Goal → Retype all of the listing exactly, passing over any picture you find.

Source material →
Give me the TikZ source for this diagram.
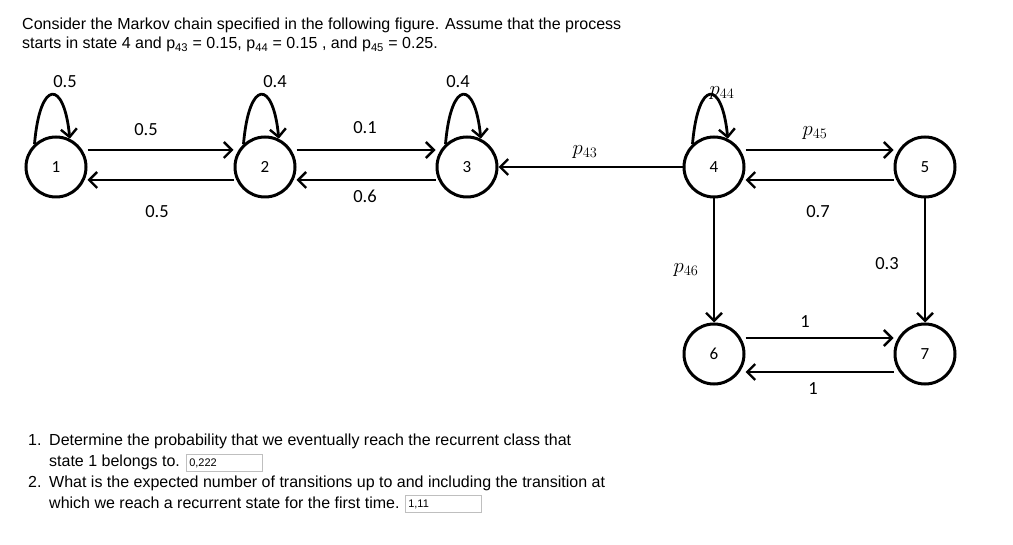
\documentclass[tikz,border=0pt]{standalone}
\usepackage{fontspec}
\setmainfont{Liberation Sans}
\newfontfamily\calib{Carlito}
\usetikzlibrary{arrows.meta}
\begin{document}
\begin{tikzpicture}[x=1pt,y=-1pt,
  st/.style={circle,draw,line width=3pt,minimum size=60pt,inner sep=0pt,font=\calib\fontsize{17}{17}\selectfont},
  tr/.style={line width=2.8pt,-{Straight Barb[length=8pt,width=16pt,line width=2.4pt]}},
  lb/.style={font=\calib\fontsize{18.5}{18.5}\selectfont},
  pl/.style={font=\fontsize{21}{21}\selectfont},
  qt/.style={anchor=base west,font=\fontsize{16}{16}\selectfont,inner sep=0pt},
  ans/.style={draw=black!25,line width=0.6pt,anchor=west,minimum width=76pt,minimum height=17pt,inner sep=2pt,font=\fontsize{11}{11}\selectfont,text width=70pt}]
\useasboundingbox (0,0) rectangle (1013,545);
\node[qt] (t1) at (22,30) {Consider the Markov chain specified in the following figure. Assume that the process};
\node[qt] (t2) at (22,49) {starts in state 4 and p\textsubscript{43} = 0.15, p\textsubscript{44} = 0.15 , and p\textsubscript{45} = 0.25.};
\node[st] (n1) at (56,167) {1};
\node[st] (n2) at (265,167) {2};
\node[st] (n3) at (467,167) {3};
\node[st] (n4) at (714,167) {4};
\node[st] (n5) at (925,167) {5};
\node[st] (n6) at (714,354) {6};
\node[st] (n7) at (925,354) {7};
\foreach \n in {n1,n2,n3,n4}
  \draw[tr] (\n.133) .. controls ([shift={(-16,-88)}]\n.center) and ([shift={(8,-88)}]\n.center) .. (\n.64);
\draw[tr] ([yshift=17]n1.east) -- ([yshift=17]n2.west);
\draw[tr] ([yshift=-13]n2.west) -- ([yshift=-13]n1.east);
\draw[tr] ([yshift=17]n2.east) -- ([yshift=17]n3.west);
\draw[tr] ([yshift=-13]n3.west) -- ([yshift=-13]n2.east);
\draw[tr] (n4.west) -- (n3.east);
\draw[tr] ([yshift=17]n4.east) -- ([yshift=17]n5.west);
\draw[tr] ([yshift=-13]n5.west) -- ([yshift=-13]n4.east);
\draw[tr] (n4) -- (n6);
\draw[tr] (n5) -- (n7);
\draw[tr] ([yshift=16]n6.east) -- ([yshift=16]n7.west);
\draw[tr] ([yshift=-18]n7.west) -- ([yshift=-18]n6.east);
\node[lb] (l1) at (65,82) {0.5};
\node[lb] (l2) at (275,82) {0.4};
\node[lb] (l3) at (458,82) {0.4};
\node[lb] (l4) at (146,130) {0.5};
\node[lb] (l5) at (157,212) {0.5};
\node[lb] (l6) at (365,128) {0.1};
\node[lb] (l7) at (365,196) {0.6};
\node[pl] (l8) at (585,152) {$p_{43}$};
\node[pl] (l9) at (722,93) {$p_{44}$};
\node[pl] (l10) at (815,133) {$p_{45}$};
\node[lb] (l11) at (818,212) {0.7};
\node[pl] (l12) at (686,270) {$p_{46}$};
\node[lb] (l13) at (887,264) {0.3};
\node[lb] (l14) at (805,322) {1};
\node[lb] (l15) at (813,389) {1};
\node[qt] (q1) at (28,446) {1.};
\node[qt] (q1a) at (49,446) {Determine the probability that we eventually reach the recurrent class that};
\node[qt] (q1b) at (49,467) {state 1 belongs to.};
\node[ans] (a1) at (186,463) {0,222};
\node[qt] (q2) at (28,488) {2.};
\node[qt] (q2a) at (49,488) {What is the expected number of transitions up to and including the transition at};
\node[qt] (q2b) at (49,508) {which we reach a recurrent state for the first time.};
\node[ans] (a2) at (405,504) {1,11};
\end{tikzpicture}
\end{document}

Solution to the exercise →
Give me the TikZ source for this diagram.
\documentclass[tikz,border=0pt]{standalone}
\usepackage{fontspec}
\setmainfont{Liberation Sans}
\newfontfamily\calib{Carlito}
\usetikzlibrary{arrows.meta}
\begin{document}
\begin{tikzpicture}[x=1pt,y=-1pt,
  st/.style={circle,draw,line width=3pt,minimum size=60pt,inner sep=0pt,font=\calib\fontsize{17}{17}\selectfont},
  tr/.style={line width=2.8pt,-{Straight Barb[length=8pt,width=16pt,line width=2.4pt]}},
  lb/.style={font=\calib\fontsize{18.5}{18.5}\selectfont},
  pl/.style={font=\fontsize{21}{21}\selectfont},
  qt/.style={anchor=base west,font=\fontsize{16}{16}\selectfont,inner sep=0pt},
  ans/.style={draw=black!25,line width=0.6pt,anchor=west,minimum width=76pt,minimum height=17pt,inner sep=2pt,font=\fontsize{11}{11}\selectfont,text width=70pt}]
\useasboundingbox (0,0) rectangle (1013,545);
\node[qt] (t1) at (22,30) {Consider the Markov chain specified in the following figure. Assume that the process};
\node[qt] (t2) at (22,49) {starts in state 4 and p\textsubscript{43} = 0.15, p\textsubscript{44} = 0.15 , and p\textsubscript{45} = 0.25.};
\node[st] (n1) at (56,167) {1};
\node[st] (n2) at (265,167) {2};
\node[st] (n3) at (467,167) {3};
\node[st] (n4) at (714,167) {4};
\node[st] (n5) at (925,167) {5};
\node[st] (n6) at (714,354) {6};
\node[st] (n7) at (925,354) {7};
\foreach \n in {n1,n2,n3,n4}
  \draw[tr] (\n.133) .. controls ([shift={(-16,-88)}]\n.center) and ([shift={(8,-88)}]\n.center) .. (\n.64);
\draw[tr] ([yshift=17]n1.east) -- ([yshift=17]n2.west);
\draw[tr] ([yshift=-13]n2.west) -- ([yshift=-13]n1.east);
\draw[tr] ([yshift=17]n2.east) -- ([yshift=17]n3.west);
\draw[tr] ([yshift=-13]n3.west) -- ([yshift=-13]n2.east);
\draw[tr] (n4.west) -- (n3.east);
\draw[tr] ([yshift=17]n4.east) -- ([yshift=17]n5.west);
\draw[tr] ([yshift=-13]n5.west) -- ([yshift=-13]n4.east);
\draw[tr] (n4) -- (n6);
\draw[tr] (n5) -- (n7);
\draw[tr] ([yshift=16]n6.east) -- ([yshift=16]n7.west);
\draw[tr] ([yshift=-18]n7.west) -- ([yshift=-18]n6.east);
\node[lb] (l1) at (65,82) {0.5};
\node[lb] (l2) at (275,82) {0.4};
\node[lb] (l3) at (458,82) {0.4};
\node[lb] (l4) at (146,130) {0.5};
\node[lb] (l5) at (157,212) {0.5};
\node[lb] (l6) at (365,128) {0.1};
\node[lb] (l7) at (365,196) {0.6};
\node[pl] (l8) at (585,152) {$p_{43}$};
\node[pl] (l9) at (722,93) {$p_{44}$};
\node[pl] (l10) at (815,133) {$p_{45}$};
\node[lb] (l11) at (818,212) {0.7};
\node[pl] (l12) at (686,270) {$p_{46}$};
\node[lb] (l13) at (887,264) {0.3};
\node[lb] (l14) at (805,322) {1};
\node[lb] (l15) at (813,389) {1};
\node[qt] (q1) at (28,446) {1.};
\node[qt] (q1a) at (49,446) {Determine the probability that we eventually reach the recurrent class that};
\node[qt] (q1b) at (49,467) {state 1 belongs to.};
\node[ans] (a1) at (186,463) {0,222};
\node[qt] (q2) at (28,488) {2.};
\node[qt] (q2a) at (49,488) {What is the expected number of transitions up to and including the transition at};
\node[qt] (q2b) at (49,508) {which we reach a recurrent state for the first time.};
\node[ans] (a2) at (405,504) {1,11};
\end{tikzpicture}
\end{document}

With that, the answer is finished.